Ein spezifischer Aspekt des Corporate Entrepreneurship ist die "Ambidextrous Organization", die parallele Strukturen für das Kerngeschäft und explorative Aktivitäten schafft. Während das Kerngeschäft auf Effizienz und Standardisierung ausgerichtet ist, können in den entrepreneurial Units disruptive Technologien mit höherem Risikoprofil erprobt werden. Diese strukturelle Trennung ermöglicht es, dass innovative Projekte nicht durch die dominante Logik des Kerngeschäfts erstickt werden, während gleichzeitig Synergien genutzt werden können.

Regulatorische und Compliance-Anforderungen

Regulatorische Rahmenbedingungen und Compliance-Anforderungen beeinflussen Technologieinvestitionen in mehrfacher Hinsicht. Sie können sowohl als Treiber fungieren, indem sie Mindeststandards definieren und Investitionen in bestimmte Technologien erforderlich machen, als auch als Barriere wirken, wenn regulatorische Unsicherheiten oder Beschränkungen Innovationen hemmen. Die zunehmende Komplexität des regulatorischen Umfelds, insbesondere in Bereichen wie Datenschutz, IT-Sicherheit und Nachhaltigkeit, erfordert eine proaktive Berücksichtigung bei allen Technologieinvestitionen.

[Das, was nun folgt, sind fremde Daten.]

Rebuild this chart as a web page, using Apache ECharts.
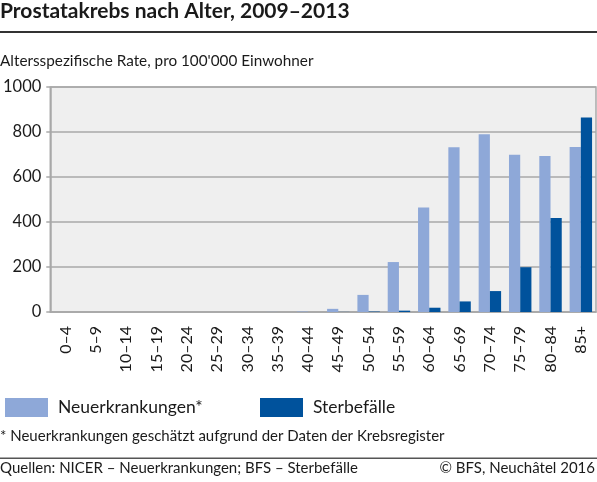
<!DOCTYPE html>
<html>
<head>
<meta charset="utf-8">
<script src="https://cdn.jsdelivr.net/npm/echarts@6/dist/echarts.min.js"></script>
<style>
  html, body { margin: 0; padding: 0; background: #fff; }
  #chart { width: 597px; height: 482px; }
</style>
</head>
<body>
<div id="chart"></div>
<script>
const ageGroups = ["0–4", "5–9", "10–14", "15–19", "20–24", "25–29", "30–34", "35–39", "40–44",
  "45–49", "50–54", "55–59", "60–64", "65–69", "70–74", "75–79", "80–84", "85+"];
const newCases = [0, 0, 0, 0, 0, 0, 0, 0.5, 2, 14, 76, 222, 465, 732, 790, 699, 693, 733];
const deaths = [0, 0, 0, 0, 0, 0, 0, 0, 0, 0.5, 2, 6, 19, 47, 93, 199, 418, 865];
const yTicks = [0, 200, 400, 600, 800, 1000];

const font = "Lato";
const txt = "#1a1a1a";
const chart = echarts.init(document.querySelector("#chart"));

chart.setOption({
  animation: false,
  textStyle: { fontFamily: font },
  grid: {
    left: 50, right: 1, top: 87, bottom: 170,
    show: true, backgroundColor: "#efefef", borderColor: "#a9a9a9", borderWidth: 1.5
  },
  legend: [
    {
      data: ["Neuerkrankungen*"], left: 0, top: 393,
      itemWidth: 43, itemHeight: 19, icon: "rect",
      textStyle: { fontFamily: font, fontSize: 17.5, color: txt, padding: [0, 0, 0, 5] }
    },
    {
      data: ["Sterbefälle"], left: 255, top: 393,
      itemWidth: 43, itemHeight: 19, icon: "rect",
      textStyle: { fontFamily: font, fontSize: 17.5, color: txt, padding: [0, 0, 0, 5] }
    }
  ],
  xAxis: {
    type: "category",
    data: ageGroups,
    axisLine: { show: true, lineStyle: { color: "#a9a9a9", width: 1.5 } },
    axisTick: { show: false },
    axisLabel: { rotate: 90, fontSize: 16, color: txt, margin: 14, fontFamily: font }
  },
  yAxis: {
    type: "value",
    min: 0, max: 1000, interval: 200,
    axisLine: { show: true, lineStyle: { color: "#a9a9a9", width: 1.5 } },
    axisTick: { show: true, length: 4, lineStyle: { color: "#a9a9a9", width: 1.5 } },
    axisLabel: {
      fontSize: 16.5, color: txt, margin: 9, fontFamily: font,
      formatter: v => yTicks.includes(v) ? String(v) : ""
    },
    splitLine: { lineStyle: { color: "#a9a9a9", width: 1.5 } }
  },
  series: [
    {
      name: "Neuerkrankungen*", type: "bar", data: newCases,
      itemStyle: { color: "#8ea8d8" },
      barGap: "0%", barCategoryGap: "26%"
    },
    {
      name: "Sterbefälle", type: "bar", data: deaths,
      itemStyle: { color: "#00529c" }
    }
  ],
  graphic: [
    { type: "text", left: 0, top: 1,
      style: { text: "Prostatakrebs nach Alter, 2009–2013", font: "bold 21px Lato", fill: txt } },
    { type: "rect", shape: { x: 0, y: 31, width: 597, height: 2 }, style: { fill: "#333" } },
    { type: "text", left: 0, top: 54,
      style: { text: "Altersspezifische Rate, pro 100'000 Einwohner", font: "15.3px Lato", fill: txt } },
    { type: "text", left: 0, top: 429,
      style: { text: "* Neuerkrankungen geschätzt aufgrund der Daten der Krebsregister", font: "15px Lato", fill: txt } },
    { type: "rect", shape: { x: 0, y: 457.5, width: 597, height: 1.5 }, style: { fill: "#555" } },
    { type: "text", left: 0, top: 461,
      style: { text: "Quellen: NICER – Neuerkrankungen; BFS – Sterbefälle", font: "15px Lato", fill: txt } },
    { type: "text", right: 2, top: 461,
      style: { text: "© BFS, Neuchâtel 2016", font: "15px Lato", fill: txt } }
  ]
});
</script>
</body>
</html>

Gleichzeitig können regulatorische Änderungen als Katalysator für Innovationen wirken. Strengere Umweltauflagen etwa treiben Investitionen in grüne Technologien voran, während regulatorische Anforderungen im Finanzsektor zur Entwicklung von RegTech-Lösungen geführt haben. Für Entscheidungsträger bedeutet dies, regulatorische Entwicklungen nicht nur als Compliance-Herausforderung zu betrachten, sondern auch als strategische Chance für differenzierende Technologieinvestitionen.